The critical rule for anyone adjusting status: leaving the United States while your I-485 is pending will result in USCIS denying your case unless you first obtain advance parole by filing Form I-131. A narrow exception exists for applicants who hold certain nonimmigrant statuses, but most people should not risk traveling without that document in hand.
Every employer in the United States, not just visa sponsors, must verify that new hires are authorized to work by completing Form I-9 within three business days of the employee’s start date. Foreign workers typically present a List A document that proves both identity and work authorization in a single item, such as a foreign passport with a temporary I-551 stamp, a permanent resident card, or an Employment Authorization Document (Form I-766). Employers cannot demand specific documents or reject valid ones based on appearance. Doing so exposes the company to discrimination claims on top of any I-9 compliance penalties.
Losing a job on a work visa is stressful, but the situation isn’t as dire as many people assume. The 60-day grace period available to H-1B, L-1, O-1, TN, and several other nonimmigrant classifications gives you time to find a new employer willing to file a petition on your behalf, apply to change to a different visa status (such as a student visa), or prepare to leave.

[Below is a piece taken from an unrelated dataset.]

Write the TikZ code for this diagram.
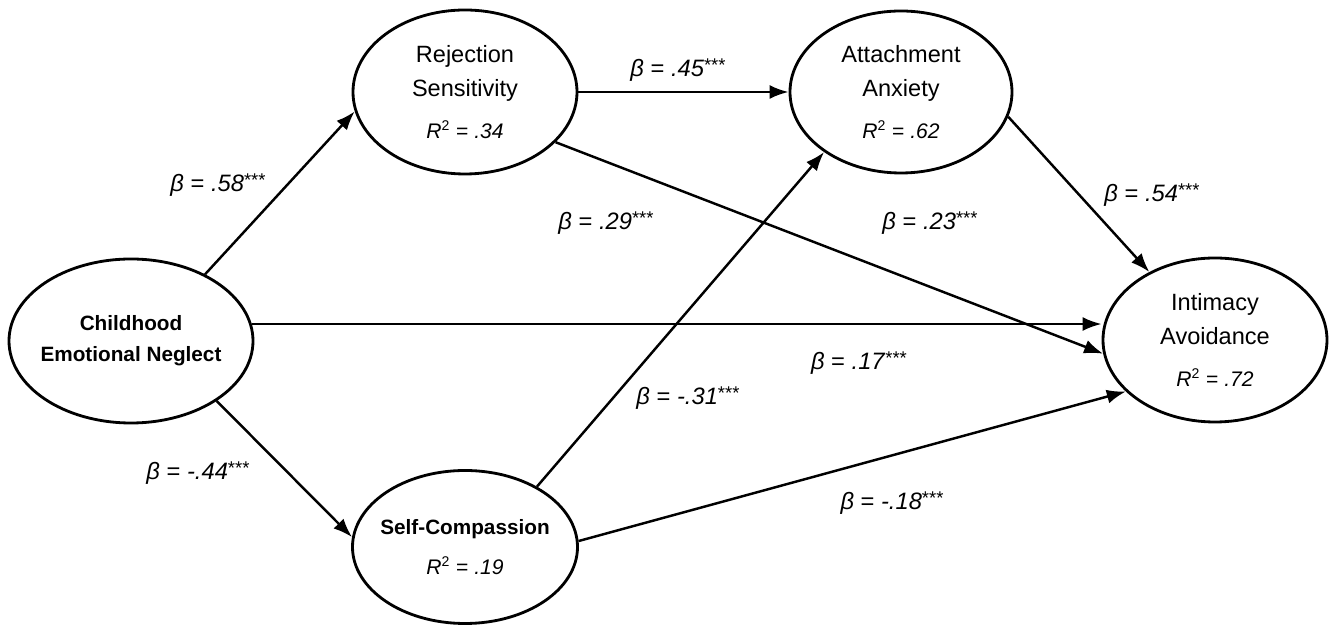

If a new employer files an H-1B petition before your grace period expires, you can generally begin working for that employer as soon as USCIS receives the petition (this is called “portability” and applies when you’re already in valid H-1B status). For workers with a pending I-485, job changes are possible under the AC21 portability provision as long as the new position is in the same or a similar occupational classification. The 60-day clock runs from the date employment actually ends, not the date you receive notice, and it cannot extend beyond the expiration date on your current visa.